How to interpret calculator outputs correctly

A useful way to read your results is to separate process performance from control performance:

• If raw soot is high, review combustion quality first: burner tuning, air fuel ratio, residence time, flame stability, fuel prep.
• If captured fraction is low, review control system health: pressure drop, media loading, ESP power condition, leak checks.
• If emission intensity g/MJ is high, compare against alternatives by fuel switching, upgrade path, and maintenance program.

Many operators focus only on end of pipe technology. In reality, best results come from combining source reduction and high efficiency capture. Source reduction lowers raw generation at the origin, while controls reduce what remains. This two layer strategy is usually the lowest total cost path over the lifecycle.

Typical control efficiencies for soot and fine particulates

Control devices are not equal. Properly selected and maintained systems can reduce emitted mass by one or two orders of magnitude:

• Cyclones: often used for larger particle removal and pre cleaning. Fine soot capture is limited.
• Electrostatic precipitators (ESP): high removal efficiency for many industrial PM applications with stable operation.
• Fabric filters (baghouses): frequently among the highest PM removal options, often above 99 percent under correct design and maintenance.
• Wet scrubbers: useful for multi pollutant control strategy, but efficiency depends on design, droplet dynamics, and operating conditions.
• Diesel particulate filters (DPF): in transportation and generator contexts, can cut soot mass very substantially when regeneration is managed well.

Data quality and uncertainty management

Even a good calculator is only as good as the data fed into it. Treat every soot mass estimate as a range with confidence limits. Key uncertainty drivers include fuel quality variation, changing load profile, startup and shutdown events, maintenance intervals, and seasonal ambient effects. A practical method is to run three scenarios:

1. Best case: optimized combustion multiplier with high control efficiency.
2. Typical case: realistic field average values.
3. Conservative case: poorer combustion and lower effective control due to aging or upset events.

This gives decision makers a probabilistic view instead of a false single point certainty. It is much more useful for budgeting, permitting timeline planning, and risk communication.

When to move from screening to stack testing

Screening calculations are excellent for planning and early compliance strategy, but they do not replace certified measurements when regulations require direct testing. Move to formal source testing when:

• Permit conditions specify measured stack concentration or mass emission limits.
• You are validating performance guarantees after retrofit or commissioning.
• Community impact assessments need higher confidence and traceable methods.
• Inventory uncertainty materially affects investment or legal outcomes.

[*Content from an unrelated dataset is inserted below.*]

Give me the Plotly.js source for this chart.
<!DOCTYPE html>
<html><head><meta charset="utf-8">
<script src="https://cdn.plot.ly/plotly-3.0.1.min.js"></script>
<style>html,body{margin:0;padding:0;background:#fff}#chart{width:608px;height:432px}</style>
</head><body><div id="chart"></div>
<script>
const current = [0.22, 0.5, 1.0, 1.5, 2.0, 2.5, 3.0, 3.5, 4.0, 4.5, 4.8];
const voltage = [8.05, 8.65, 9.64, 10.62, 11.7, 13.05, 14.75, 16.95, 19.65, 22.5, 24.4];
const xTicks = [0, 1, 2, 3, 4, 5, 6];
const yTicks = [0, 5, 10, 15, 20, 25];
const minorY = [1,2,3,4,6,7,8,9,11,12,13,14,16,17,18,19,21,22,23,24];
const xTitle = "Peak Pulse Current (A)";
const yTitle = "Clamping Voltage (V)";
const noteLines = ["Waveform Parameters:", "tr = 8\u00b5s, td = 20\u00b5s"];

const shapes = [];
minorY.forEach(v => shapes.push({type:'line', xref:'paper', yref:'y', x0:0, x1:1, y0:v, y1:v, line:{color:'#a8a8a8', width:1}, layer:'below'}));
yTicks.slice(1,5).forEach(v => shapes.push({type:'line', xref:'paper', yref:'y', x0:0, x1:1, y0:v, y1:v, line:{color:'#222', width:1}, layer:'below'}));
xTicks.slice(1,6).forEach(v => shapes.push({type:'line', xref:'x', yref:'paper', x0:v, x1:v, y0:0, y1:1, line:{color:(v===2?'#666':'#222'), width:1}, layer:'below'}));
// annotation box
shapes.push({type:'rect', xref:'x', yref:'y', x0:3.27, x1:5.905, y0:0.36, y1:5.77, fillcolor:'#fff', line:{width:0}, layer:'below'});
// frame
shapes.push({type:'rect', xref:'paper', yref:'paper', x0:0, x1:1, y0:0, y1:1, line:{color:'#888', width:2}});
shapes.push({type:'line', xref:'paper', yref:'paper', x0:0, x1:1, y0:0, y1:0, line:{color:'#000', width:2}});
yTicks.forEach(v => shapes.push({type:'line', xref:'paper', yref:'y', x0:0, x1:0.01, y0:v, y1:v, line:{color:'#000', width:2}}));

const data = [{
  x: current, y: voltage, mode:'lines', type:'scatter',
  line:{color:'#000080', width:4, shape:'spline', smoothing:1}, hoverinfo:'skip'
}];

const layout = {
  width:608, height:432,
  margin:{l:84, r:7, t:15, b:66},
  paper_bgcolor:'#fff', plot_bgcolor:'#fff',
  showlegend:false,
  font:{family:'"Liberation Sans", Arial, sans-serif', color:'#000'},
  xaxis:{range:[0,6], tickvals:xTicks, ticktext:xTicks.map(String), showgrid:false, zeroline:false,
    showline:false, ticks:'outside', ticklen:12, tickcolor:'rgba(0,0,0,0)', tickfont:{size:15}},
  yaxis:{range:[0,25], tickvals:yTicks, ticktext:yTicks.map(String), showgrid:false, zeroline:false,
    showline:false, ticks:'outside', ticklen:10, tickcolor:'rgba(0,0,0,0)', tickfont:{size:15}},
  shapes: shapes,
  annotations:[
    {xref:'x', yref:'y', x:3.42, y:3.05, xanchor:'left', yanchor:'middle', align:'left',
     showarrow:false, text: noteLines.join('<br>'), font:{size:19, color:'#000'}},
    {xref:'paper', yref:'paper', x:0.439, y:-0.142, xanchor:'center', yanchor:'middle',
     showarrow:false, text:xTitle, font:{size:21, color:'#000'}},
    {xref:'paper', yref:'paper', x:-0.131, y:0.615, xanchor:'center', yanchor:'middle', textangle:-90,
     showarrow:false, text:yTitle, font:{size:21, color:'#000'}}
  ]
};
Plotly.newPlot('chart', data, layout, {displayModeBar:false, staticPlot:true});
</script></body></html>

Implementation checklist for operations teams

1. Choose equipment specific soot factors from accepted references.
2. Track fuel consumption with calibrated metering and reconciliation checks.
3. Document combustion quality indicators each shift.
4. Record control device uptime, alarms, and pressure drop trends.
5. Recalculate soot mass monthly and after major maintenance changes.
6. Review intensity metrics by fuel and by production unit.
7. Escalate abnormal trend increases before compliance drift occurs.

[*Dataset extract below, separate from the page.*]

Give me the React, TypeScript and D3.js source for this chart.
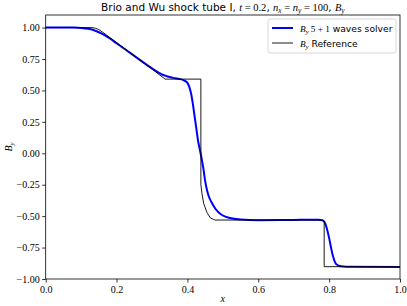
import { useEffect, useRef } from "react";
import * as d3 from "d3";

// reference (exact) solution
const refX = [0, 0.13, 0.14, 0.15, 0.16, 0.172, 0.2, 0.25, 0.3, 0.337, 0.438, 0.438, 0.441, 0.446, 0.455, 0.465, 0.478, 0.6, 0.7, 0.775, 0.782, 0.786, 0.786, 1.0];
const refY = [1.0, 1.0, 0.995, 0.984, 0.965, 0.94, 0.881, 0.775, 0.67, 0.59, 0.59, -0.25, -0.32, -0.4, -0.47, -0.515, -0.531, -0.531, -0.531, -0.531, -0.533, -0.54, -0.902, -0.902];

// 5+1 waves solver
const solX = [0, 0.08, 0.1, 0.12, 0.14, 0.16, 0.18, 0.2, 0.25, 0.3, 0.32, 0.33, 0.34, 0.35, 0.36, 0.37, 0.38, 0.39, 0.4, 0.405, 0.41, 0.415, 0.42, 0.425, 0.43, 0.435, 0.44, 0.445, 0.45, 0.455, 0.46, 0.47, 0.48, 0.49, 0.5, 0.52, 0.55, 0.6, 0.7, 0.77, 0.78, 0.785, 0.79, 0.795, 0.8, 0.805, 0.81, 0.815, 0.82, 0.83, 0.85, 1.0];
const solY = [1.0, 1.0, 0.997, 0.99, 0.975, 0.95, 0.915, 0.875, 0.775, 0.675, 0.64, 0.625, 0.615, 0.607, 0.6, 0.595, 0.59, 0.58, 0.56, 0.53, 0.48, 0.4, 0.3, 0.2, 0.1, 0.03, -0.04, -0.12, -0.22, -0.29, -0.34, -0.4, -0.445, -0.475, -0.495, -0.515, -0.527, -0.532, -0.53, -0.529, -0.532, -0.54, -0.565, -0.615, -0.675, -0.745, -0.81, -0.855, -0.882, -0.897, -0.903, -0.905];

const xTicks = [0, 0.2, 0.4, 0.6, 0.8, 1.0];
const yTicks = [-1, -0.75, -0.5, -0.25, 0, 0.25, 0.5, 0.75, 1.0];

const SANS = "DejaVu Sans";
const SERIF = "Liberation Serif";

type Seg = { t: string; f: "sans" | "serif" | "it"; sub?: boolean };

function addRich(text: d3.Selection<SVGTextElement, unknown, null, undefined>, segs: Seg[], size: number) {
  const off = size * 0.22;
  let inSub = false;
  segs.forEach(s => {
    const ts = text.append("tspan")
      .attr("font-family", s.f === "sans" ? SANS : SERIF)
      .attr("font-style", s.f === "it" ? "italic" : "normal")
      .attr("font-size", s.sub ? size * 0.7 : size)
      .text(s.t);
    if (s.sub && !inSub) ts.attr("dy", off);
    if (!s.sub && inSub) ts.attr("dy", -off);
    inSub = !!s.sub;
  });
}

export default function App() {
  const svgRef = useRef<SVGSVGElement | null>(null);

  useEffect(() => {
    const W = 407, H = 306;
    const margin = { top: 15, right: 7, bottom: 27, left: 45.7 };
    const width = W - margin.left - margin.right;
    const height = H - margin.top - margin.bottom;

    const svg = d3.select(svgRef.current).attr("width", W).attr("height", H);
    svg.selectAll("*").remove();

    const g = svg.append("g").attr("transform", `translate(${margin.left},${margin.top})`);

    const x = d3.scaleLinear().domain([0, 1]).range([0, width]);
    const y = d3.scaleLinear().domain([-1, 1.1]).range([height, 0]);

    const line = d3.line<[number, number]>()
      .x(d => x(d[0]))
      .y(d => y(d[1]))
      .curve(d3.curveMonotoneX);
    const lineLin = d3.line<[number, number]>()
      .x(d => x(d[0]))
      .y(d => y(d[1]));

    const sol = solX.map((v, i) => [v, solY[i]] as [number, number]);
    const ref = refX.map((v, i) => [v, refY[i]] as [number, number]);

    g.append("path")
      .attr("d", line(sol))
      .attr("fill", "none")
      .attr("stroke", "#0000ff")
      .attr("stroke-width", 2)
      .attr("stroke-linejoin", "round");

    g.append("path")
      .attr("d", lineLin(ref))
      .attr("fill", "none")
      .attr("stroke", "#000")
      .attr("stroke-width", 0.9);

    // axes
    const xAxis = g.append("g")
      .attr("transform", `translate(0,${height})`)
      .call(d3.axisBottom(x).tickValues(xTicks).tickFormat(d3.format(".1f")).tickSize(3.5).tickPadding(3));
    const yAxis = g.append("g")
      .call(d3.axisLeft(y).tickValues(yTicks).tickFormat(d3.format(".2f")).tickSize(3.5).tickPadding(2.5));

    [xAxis, yAxis].forEach(a => {
      a.select(".domain").remove();
      a.selectAll("line").attr("stroke", "#000").attr("stroke-width", 0.8);
      a.selectAll("text").attr("font-family", SERIF).attr("font-size", 10).attr("fill", "#000");
    });

    g.append("rect")
      .attr("width", width).attr("height", height)
      .attr("fill", "none").attr("stroke", "#000").attr("stroke-width", 0.8);

    // labels
    const xl = svg.append("text")
      .attr("x", margin.left + width / 2).attr("y", 302)
      .attr("text-anchor", "middle");
    addRich(xl, [{ t: "x", f: "it" }], 10);

    const yl = svg.append("text")
      .attr("transform", `translate(12,${margin.top + height / 2}) rotate(-90)`)
      .attr("text-anchor", "middle");
    addRich(yl, [{ t: "B", f: "it" }, { t: "y", f: "it", sub: true }], 10);

    const title = svg.append("text")
      .attr("x", margin.left + width / 2).attr("y", 11)
      .attr("text-anchor", "middle");
    addRich(title, [
      { t: "Brio and Wu shock tube I, ", f: "sans" },
      { t: "t", f: "it" }, { t: " = 0.2", f: "serif" },
      { t: ", ", f: "sans" },
      { t: "n", f: "it" }, { t: "x", f: "it", sub: true },
      { t: " = ", f: "serif" },
      { t: "n", f: "it" }, { t: "y", f: "it", sub: true },
      { t: " = 100", f: "serif" },
      { t: ", ", f: "sans" },
      { t: "B", f: "it" }, { t: "y", f: "it", sub: true },
    ], 10.5);

    // legend
    const lg = svg.append("g").attr("transform", "translate(268,19)");
    lg.append("rect")
      .attr("width", 128).attr("height", 34).attr("rx", 2)
      .attr("fill", "#fff").attr("fill-opacity", 0.8)
      .attr("stroke", "#cccccc").attr("stroke-width", 0.8);
    lg.append("line").attr("x1", 4).attr("x2", 25).attr("y1", 9).attr("y2", 9)
      .attr("stroke", "#0000ff").attr("stroke-width", 2);
    lg.append("line").attr("x1", 4).attr("x2", 25).attr("y1", 24).attr("y2", 24)
      .attr("stroke", "#000").attr("stroke-width", 0.9);
    const t1 = lg.append("text").attr("x", 32).attr("y", 12.5);
    addRich(t1, [{ t: "B", f: "it" }, { t: "y", f: "it", sub: true }, { t: " 5 + 1", f: "serif" }, { t: " waves solver", f: "sans" }], 9.2);
    const t2 = lg.append("text").attr("x", 32).attr("y", 27.5);
    addRich(t2, [{ t: "B", f: "it" }, { t: "y", f: "it", sub: true }, { t: " Reference", f: "sans" }], 9.2);
  }, []);

  return (
    <div style={{ position: "fixed", left: 0, top: 0, background: "#fff" }}>
      <svg ref={svgRef}></svg>
    </div>
  );
}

Authoritative references for deeper technical work

For policy background, health context, and emission factor methods, review the following authoritative resources:

• US EPA particulate matter basics (.gov)
• US EPA AP-42 emission factor compilation (.gov)
• CDC NIOSH diesel particulate matter topic page (.gov)

Final practical takeaway

Soot mass calculation is not just an academic exercise. It is a direct operational control tool. If you know your fuel throughput, choose realistic emission factors, and track actual control performance, you can build an actionable soot mass model in minutes. Use that model to prioritize burner tuning, maintenance schedules, fuel quality management, and control upgrades. Then validate with formal testing when needed. The organizations that do this consistently tend to achieve lower emissions, lower fuel waste, and better compliance confidence at the same time.